:: Your task ::
Write out nothing but the lines from the first line of the entries below through the line with "const incomeLinesAfter = [2, 4];"; no pictures go in.
■ ■ ■ ■ ■ ■ ■
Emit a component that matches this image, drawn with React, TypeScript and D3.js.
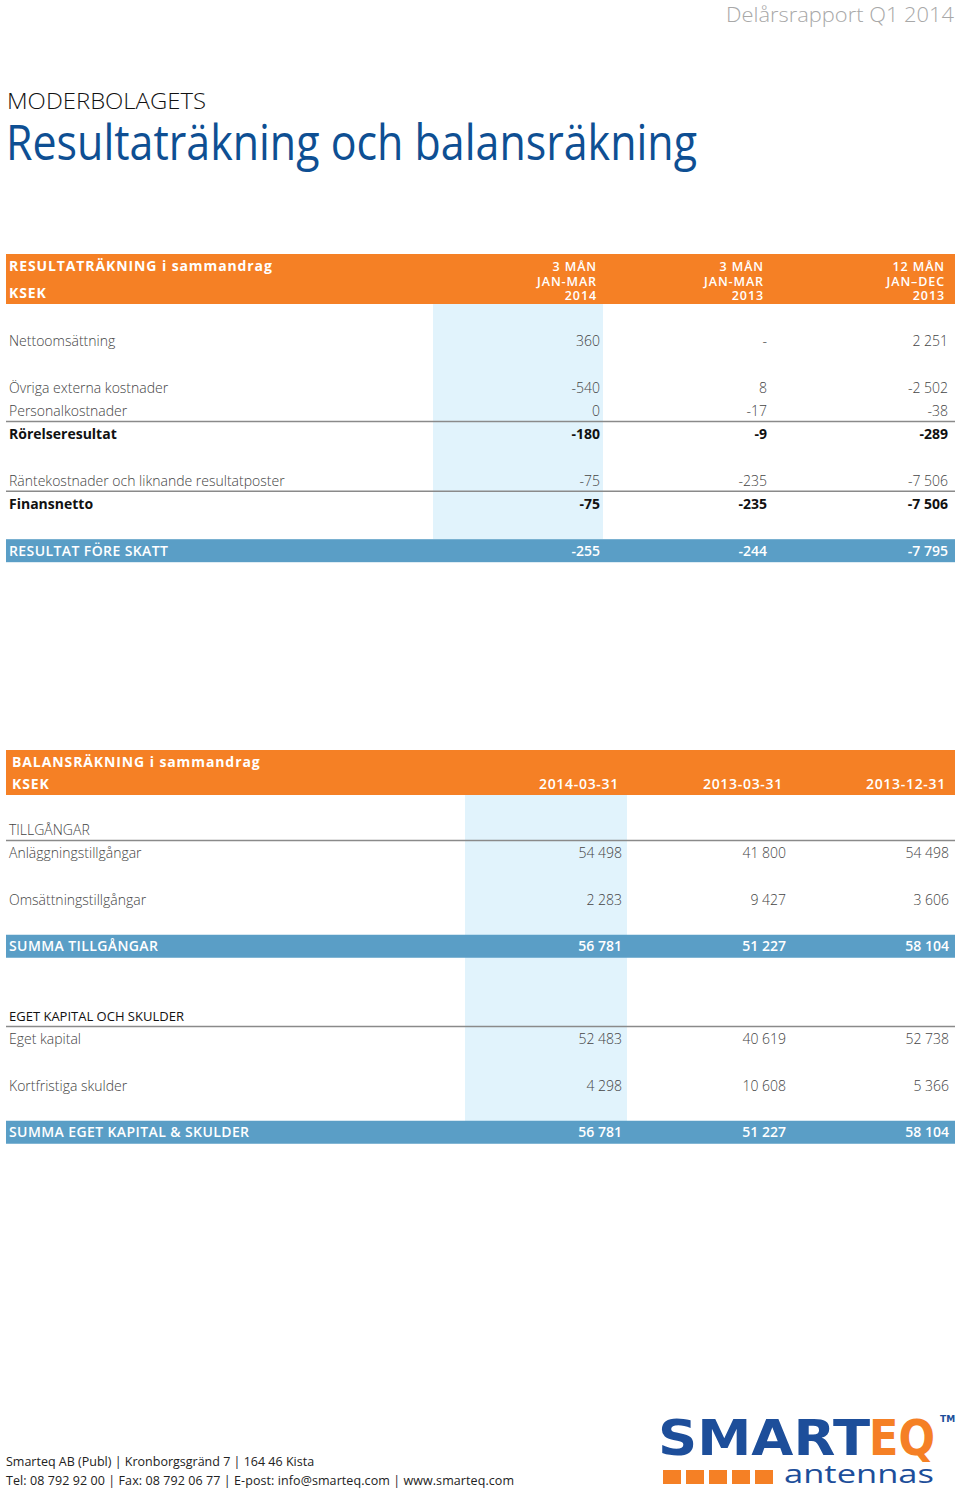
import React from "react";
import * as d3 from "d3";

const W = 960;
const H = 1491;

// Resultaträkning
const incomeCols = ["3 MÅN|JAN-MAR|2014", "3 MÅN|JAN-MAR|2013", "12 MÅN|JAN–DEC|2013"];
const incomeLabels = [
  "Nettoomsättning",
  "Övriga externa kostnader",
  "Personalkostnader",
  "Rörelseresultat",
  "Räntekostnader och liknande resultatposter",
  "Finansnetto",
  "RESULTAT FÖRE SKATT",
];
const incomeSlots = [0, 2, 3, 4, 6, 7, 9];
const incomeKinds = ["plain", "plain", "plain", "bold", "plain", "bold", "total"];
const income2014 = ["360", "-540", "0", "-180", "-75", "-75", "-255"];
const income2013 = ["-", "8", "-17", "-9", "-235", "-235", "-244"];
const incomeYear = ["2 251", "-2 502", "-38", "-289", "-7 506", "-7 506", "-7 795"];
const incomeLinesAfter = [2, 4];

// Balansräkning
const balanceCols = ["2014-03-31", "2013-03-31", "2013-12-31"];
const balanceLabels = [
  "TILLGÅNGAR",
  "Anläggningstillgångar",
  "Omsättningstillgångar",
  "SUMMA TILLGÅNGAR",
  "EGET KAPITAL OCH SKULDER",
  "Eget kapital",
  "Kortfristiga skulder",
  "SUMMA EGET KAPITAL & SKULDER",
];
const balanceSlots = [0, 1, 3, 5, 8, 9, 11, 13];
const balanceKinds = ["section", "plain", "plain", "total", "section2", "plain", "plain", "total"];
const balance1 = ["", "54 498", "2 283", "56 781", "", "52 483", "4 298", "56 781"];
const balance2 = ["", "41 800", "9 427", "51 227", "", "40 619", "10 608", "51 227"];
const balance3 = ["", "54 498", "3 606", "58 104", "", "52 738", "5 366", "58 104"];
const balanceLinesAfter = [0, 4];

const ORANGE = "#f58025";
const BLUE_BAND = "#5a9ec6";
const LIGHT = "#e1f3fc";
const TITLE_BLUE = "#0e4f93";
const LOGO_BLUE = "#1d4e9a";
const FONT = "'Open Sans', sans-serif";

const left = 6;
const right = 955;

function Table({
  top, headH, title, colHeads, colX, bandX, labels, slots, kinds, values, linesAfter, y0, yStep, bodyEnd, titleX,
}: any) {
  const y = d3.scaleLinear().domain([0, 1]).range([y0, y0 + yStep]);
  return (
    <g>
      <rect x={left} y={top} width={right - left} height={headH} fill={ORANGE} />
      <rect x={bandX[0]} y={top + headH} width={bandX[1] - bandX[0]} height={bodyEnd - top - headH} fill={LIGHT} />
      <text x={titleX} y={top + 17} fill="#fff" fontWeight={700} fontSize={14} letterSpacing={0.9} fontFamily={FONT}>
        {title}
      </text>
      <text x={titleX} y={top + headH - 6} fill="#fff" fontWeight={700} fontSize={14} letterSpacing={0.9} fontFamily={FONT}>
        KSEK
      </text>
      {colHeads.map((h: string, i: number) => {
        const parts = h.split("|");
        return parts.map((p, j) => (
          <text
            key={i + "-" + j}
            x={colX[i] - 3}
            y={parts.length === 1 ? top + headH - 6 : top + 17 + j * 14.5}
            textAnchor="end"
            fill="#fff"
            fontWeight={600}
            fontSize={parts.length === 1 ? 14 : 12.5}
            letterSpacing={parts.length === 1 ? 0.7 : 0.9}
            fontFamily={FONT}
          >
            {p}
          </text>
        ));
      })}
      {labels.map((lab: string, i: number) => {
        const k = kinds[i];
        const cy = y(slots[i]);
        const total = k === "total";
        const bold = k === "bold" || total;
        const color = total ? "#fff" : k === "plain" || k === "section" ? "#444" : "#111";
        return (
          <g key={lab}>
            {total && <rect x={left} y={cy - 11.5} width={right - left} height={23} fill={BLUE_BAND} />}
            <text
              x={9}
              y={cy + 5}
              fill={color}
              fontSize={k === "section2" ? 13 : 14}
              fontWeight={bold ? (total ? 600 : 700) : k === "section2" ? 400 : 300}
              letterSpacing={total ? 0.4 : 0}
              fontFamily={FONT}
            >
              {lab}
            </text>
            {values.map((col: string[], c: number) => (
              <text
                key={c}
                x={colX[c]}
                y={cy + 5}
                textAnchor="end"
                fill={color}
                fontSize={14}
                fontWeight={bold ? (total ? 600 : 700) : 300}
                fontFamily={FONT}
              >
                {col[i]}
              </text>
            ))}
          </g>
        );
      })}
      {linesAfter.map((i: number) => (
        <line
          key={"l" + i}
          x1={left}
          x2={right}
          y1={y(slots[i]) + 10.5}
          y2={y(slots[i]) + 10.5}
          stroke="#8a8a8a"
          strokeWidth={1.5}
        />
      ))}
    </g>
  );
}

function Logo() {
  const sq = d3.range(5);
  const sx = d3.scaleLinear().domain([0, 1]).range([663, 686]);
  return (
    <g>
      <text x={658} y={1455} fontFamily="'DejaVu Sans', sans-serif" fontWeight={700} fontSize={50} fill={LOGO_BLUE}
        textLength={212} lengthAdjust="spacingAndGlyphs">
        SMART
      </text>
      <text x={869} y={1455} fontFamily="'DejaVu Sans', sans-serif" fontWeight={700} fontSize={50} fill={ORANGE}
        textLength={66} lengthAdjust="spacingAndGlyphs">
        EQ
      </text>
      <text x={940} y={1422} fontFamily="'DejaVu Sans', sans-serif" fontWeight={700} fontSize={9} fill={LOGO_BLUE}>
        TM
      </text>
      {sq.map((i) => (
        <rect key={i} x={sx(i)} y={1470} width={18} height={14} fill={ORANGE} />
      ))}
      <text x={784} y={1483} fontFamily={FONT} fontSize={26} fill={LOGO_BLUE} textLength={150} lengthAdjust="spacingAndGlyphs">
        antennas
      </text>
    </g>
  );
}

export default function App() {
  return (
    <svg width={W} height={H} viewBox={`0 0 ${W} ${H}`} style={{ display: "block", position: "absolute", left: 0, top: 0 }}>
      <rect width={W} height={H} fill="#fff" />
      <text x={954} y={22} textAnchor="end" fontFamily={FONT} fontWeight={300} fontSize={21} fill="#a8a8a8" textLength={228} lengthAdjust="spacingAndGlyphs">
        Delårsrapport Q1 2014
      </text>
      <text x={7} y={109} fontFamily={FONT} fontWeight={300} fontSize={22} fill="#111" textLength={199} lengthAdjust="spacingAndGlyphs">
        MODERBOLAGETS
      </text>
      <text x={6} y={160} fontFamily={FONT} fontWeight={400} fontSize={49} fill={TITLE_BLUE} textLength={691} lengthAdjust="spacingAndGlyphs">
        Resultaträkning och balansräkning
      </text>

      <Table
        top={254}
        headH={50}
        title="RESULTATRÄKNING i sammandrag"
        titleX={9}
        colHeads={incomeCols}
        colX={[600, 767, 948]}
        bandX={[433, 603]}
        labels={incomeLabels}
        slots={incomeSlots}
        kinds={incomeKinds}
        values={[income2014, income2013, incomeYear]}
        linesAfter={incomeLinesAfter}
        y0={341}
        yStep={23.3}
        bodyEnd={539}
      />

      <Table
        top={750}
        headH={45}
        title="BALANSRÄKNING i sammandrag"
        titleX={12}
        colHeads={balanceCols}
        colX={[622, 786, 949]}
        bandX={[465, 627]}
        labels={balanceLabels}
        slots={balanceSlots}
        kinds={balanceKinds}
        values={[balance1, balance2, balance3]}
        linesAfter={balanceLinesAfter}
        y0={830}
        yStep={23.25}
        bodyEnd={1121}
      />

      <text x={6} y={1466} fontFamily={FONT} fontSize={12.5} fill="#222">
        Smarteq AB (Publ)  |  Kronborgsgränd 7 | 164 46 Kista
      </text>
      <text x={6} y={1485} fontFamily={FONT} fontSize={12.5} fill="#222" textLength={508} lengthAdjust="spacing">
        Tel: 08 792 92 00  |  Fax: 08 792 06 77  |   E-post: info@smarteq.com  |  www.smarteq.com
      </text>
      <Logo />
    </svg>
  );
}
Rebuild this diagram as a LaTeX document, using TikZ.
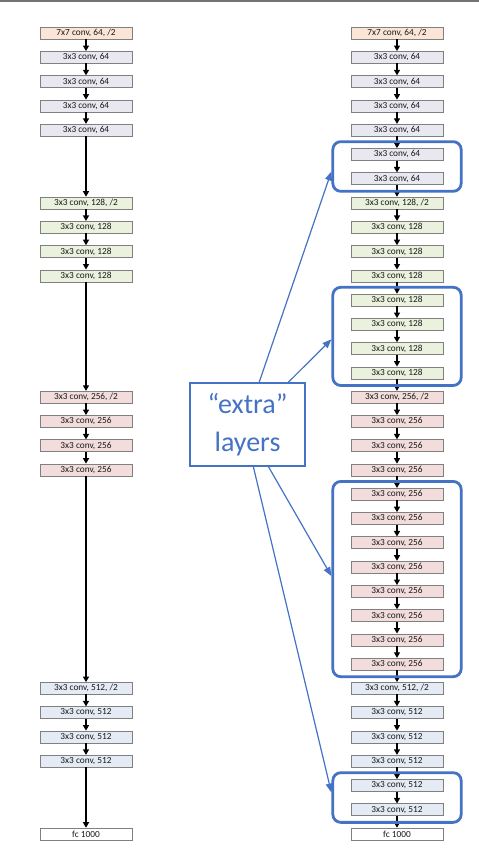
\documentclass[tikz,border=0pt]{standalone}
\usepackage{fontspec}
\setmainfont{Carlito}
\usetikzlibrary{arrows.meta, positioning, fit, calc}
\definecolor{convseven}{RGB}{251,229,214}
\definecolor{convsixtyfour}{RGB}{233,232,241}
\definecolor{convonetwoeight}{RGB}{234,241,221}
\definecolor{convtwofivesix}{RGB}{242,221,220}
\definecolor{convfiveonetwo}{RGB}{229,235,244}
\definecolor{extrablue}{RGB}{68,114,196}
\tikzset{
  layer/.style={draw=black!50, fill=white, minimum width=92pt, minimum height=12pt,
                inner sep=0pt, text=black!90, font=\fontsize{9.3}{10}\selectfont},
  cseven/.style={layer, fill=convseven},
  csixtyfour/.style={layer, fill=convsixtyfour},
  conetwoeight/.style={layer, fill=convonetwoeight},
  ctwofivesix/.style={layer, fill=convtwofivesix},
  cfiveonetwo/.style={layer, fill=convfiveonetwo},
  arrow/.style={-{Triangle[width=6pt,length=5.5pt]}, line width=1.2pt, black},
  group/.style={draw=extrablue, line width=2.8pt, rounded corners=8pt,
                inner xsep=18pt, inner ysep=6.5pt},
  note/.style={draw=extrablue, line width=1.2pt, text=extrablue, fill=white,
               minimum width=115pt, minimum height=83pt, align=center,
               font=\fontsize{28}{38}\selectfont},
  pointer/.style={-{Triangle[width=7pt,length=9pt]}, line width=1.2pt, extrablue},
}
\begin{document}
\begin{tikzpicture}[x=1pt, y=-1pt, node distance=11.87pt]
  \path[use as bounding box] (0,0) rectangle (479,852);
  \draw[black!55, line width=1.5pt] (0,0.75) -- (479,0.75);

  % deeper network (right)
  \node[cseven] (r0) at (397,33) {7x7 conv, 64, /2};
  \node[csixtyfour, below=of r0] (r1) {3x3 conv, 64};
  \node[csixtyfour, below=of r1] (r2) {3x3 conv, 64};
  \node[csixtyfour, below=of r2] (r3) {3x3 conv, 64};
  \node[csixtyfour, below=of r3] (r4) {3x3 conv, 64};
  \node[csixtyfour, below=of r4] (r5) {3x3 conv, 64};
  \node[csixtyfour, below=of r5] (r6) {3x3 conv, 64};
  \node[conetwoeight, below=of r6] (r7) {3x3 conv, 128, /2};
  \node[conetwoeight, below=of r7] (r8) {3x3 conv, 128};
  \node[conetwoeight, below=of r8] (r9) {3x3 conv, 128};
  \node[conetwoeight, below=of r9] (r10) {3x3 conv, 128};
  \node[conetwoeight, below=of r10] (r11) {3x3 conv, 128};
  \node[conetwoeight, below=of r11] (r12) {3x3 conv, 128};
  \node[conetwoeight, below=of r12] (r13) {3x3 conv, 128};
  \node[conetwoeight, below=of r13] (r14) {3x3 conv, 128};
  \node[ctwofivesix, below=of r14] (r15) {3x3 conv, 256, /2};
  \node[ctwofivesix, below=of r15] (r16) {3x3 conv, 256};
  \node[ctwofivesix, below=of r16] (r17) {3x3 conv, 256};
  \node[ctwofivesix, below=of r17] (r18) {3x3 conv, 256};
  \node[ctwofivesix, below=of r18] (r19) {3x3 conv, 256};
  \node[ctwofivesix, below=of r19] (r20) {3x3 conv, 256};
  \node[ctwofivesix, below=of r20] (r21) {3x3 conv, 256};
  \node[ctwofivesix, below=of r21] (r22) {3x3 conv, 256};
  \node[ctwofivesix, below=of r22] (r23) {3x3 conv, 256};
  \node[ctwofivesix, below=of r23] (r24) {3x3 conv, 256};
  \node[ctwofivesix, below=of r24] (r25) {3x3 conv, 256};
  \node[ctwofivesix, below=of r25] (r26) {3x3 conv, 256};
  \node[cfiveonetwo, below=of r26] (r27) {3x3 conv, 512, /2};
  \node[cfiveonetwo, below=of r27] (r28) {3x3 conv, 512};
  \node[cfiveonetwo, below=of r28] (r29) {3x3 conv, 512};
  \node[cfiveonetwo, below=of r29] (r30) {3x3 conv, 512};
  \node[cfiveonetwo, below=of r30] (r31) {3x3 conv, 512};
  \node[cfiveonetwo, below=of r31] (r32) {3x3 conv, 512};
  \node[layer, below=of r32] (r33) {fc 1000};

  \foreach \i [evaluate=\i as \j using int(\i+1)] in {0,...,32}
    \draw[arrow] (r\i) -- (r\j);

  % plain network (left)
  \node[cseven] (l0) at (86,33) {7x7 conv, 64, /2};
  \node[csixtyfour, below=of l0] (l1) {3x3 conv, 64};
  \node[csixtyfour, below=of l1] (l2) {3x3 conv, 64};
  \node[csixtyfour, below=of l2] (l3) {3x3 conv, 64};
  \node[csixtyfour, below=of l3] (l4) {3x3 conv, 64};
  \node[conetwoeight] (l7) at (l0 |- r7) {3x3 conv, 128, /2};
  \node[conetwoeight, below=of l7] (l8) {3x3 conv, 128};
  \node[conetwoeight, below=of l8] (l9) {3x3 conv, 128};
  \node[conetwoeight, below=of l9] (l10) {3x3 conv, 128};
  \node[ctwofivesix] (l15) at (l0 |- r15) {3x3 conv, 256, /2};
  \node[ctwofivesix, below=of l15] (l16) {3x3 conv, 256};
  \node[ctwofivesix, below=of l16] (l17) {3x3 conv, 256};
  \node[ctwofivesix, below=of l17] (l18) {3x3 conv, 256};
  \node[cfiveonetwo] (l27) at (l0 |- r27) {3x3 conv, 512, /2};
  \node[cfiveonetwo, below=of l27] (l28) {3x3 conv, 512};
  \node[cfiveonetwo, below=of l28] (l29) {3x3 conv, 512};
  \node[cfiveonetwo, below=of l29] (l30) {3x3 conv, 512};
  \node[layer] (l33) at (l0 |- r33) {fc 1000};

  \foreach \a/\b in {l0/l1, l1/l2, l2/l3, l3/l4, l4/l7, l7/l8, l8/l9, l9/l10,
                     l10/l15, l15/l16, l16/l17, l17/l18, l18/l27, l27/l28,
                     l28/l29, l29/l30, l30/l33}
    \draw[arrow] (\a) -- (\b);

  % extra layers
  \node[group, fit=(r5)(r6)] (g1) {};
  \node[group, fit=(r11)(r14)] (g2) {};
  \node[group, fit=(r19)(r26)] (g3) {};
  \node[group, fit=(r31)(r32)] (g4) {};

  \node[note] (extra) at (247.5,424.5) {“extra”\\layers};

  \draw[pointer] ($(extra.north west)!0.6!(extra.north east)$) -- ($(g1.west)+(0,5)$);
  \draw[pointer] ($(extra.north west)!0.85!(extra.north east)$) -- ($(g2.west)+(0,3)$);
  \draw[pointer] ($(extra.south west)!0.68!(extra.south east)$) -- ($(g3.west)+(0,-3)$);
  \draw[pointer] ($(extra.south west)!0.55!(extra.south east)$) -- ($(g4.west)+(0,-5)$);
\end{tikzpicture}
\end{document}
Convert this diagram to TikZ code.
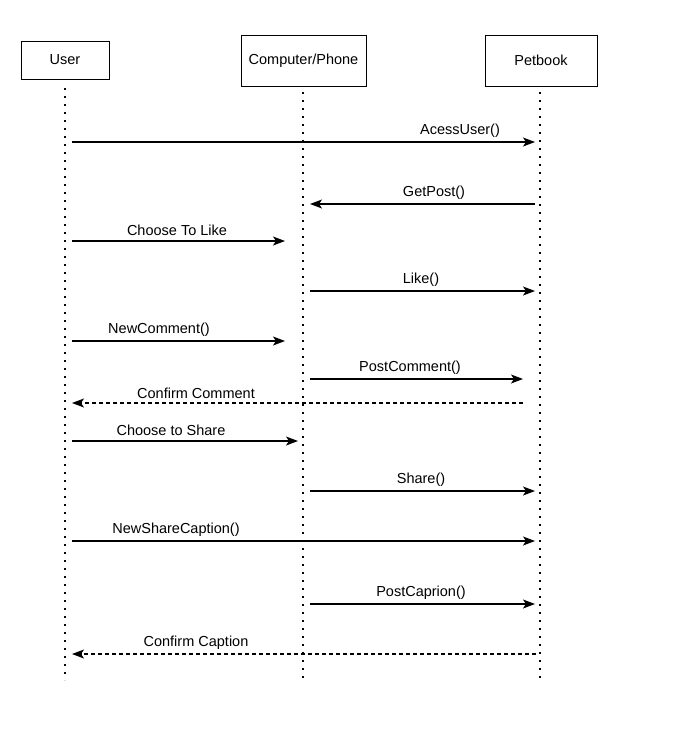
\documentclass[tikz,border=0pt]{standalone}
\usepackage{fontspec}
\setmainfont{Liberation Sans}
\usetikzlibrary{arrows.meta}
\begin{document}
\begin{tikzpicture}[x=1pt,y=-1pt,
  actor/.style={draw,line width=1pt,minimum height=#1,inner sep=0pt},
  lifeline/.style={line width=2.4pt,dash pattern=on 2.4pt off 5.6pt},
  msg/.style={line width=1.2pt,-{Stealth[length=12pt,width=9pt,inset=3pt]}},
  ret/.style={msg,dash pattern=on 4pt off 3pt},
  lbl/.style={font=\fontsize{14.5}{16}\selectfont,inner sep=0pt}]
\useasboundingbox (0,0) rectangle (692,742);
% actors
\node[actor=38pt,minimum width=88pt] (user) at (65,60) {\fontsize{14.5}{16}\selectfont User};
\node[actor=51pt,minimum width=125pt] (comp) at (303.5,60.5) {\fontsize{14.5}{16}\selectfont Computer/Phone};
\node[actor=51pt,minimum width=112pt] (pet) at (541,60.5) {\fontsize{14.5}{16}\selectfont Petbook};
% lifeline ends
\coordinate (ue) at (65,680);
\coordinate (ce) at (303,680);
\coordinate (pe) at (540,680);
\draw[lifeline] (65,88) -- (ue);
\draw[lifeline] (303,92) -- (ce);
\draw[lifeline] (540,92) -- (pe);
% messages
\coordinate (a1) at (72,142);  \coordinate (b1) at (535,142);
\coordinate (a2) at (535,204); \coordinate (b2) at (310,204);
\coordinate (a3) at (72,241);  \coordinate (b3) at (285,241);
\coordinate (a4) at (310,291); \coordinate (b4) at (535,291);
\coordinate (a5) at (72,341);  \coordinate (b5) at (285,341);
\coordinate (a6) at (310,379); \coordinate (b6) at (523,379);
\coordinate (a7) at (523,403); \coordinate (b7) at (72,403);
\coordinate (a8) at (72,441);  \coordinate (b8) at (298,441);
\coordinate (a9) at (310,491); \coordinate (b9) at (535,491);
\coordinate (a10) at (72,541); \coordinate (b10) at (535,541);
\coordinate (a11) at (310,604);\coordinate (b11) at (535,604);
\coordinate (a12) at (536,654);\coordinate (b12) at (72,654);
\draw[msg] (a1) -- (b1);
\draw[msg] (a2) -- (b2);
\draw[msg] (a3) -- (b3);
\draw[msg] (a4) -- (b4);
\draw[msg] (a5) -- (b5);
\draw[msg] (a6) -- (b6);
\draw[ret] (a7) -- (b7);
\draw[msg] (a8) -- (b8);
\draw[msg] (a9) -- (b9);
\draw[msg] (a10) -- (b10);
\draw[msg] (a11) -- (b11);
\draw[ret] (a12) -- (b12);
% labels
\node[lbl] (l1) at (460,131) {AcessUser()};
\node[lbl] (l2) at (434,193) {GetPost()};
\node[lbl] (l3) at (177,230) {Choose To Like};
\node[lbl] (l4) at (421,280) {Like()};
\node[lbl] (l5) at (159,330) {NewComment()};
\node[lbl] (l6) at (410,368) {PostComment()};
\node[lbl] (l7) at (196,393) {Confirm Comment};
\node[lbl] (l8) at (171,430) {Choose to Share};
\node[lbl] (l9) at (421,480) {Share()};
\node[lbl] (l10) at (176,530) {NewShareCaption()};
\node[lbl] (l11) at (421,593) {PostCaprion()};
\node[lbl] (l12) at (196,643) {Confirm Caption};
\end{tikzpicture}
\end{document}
■ ■ ■ ■ ■ ■ ■
:: Exercise solution ::
Emit a component that matches this image, drawn with React, TypeScript and D3.js.
import React from "react";
import * as d3 from "d3";

const W = 960;
const H = 1491;

// Resultaträkning
const incomeCols = ["3 MÅN|JAN-MAR|2014", "3 MÅN|JAN-MAR|2013", "12 MÅN|JAN–DEC|2013"];
const incomeLabels = [
  "Nettoomsättning",
  "Övriga externa kostnader",
  "Personalkostnader",
  "Rörelseresultat",
  "Räntekostnader och liknande resultatposter",
  "Finansnetto",
  "RESULTAT FÖRE SKATT",
];
const incomeSlots = [0, 2, 3, 4, 6, 7, 9];
const incomeKinds = ["plain", "plain", "plain", "bold", "plain", "bold", "total"];
const income2014 = ["360", "-540", "0", "-180", "-75", "-75", "-255"];
const income2013 = ["-", "8", "-17", "-9", "-235", "-235", "-244"];
const incomeYear = ["2 251", "-2 502", "-38", "-289", "-7 506", "-7 506", "-7 795"];
const incomeLinesAfter = [2, 4];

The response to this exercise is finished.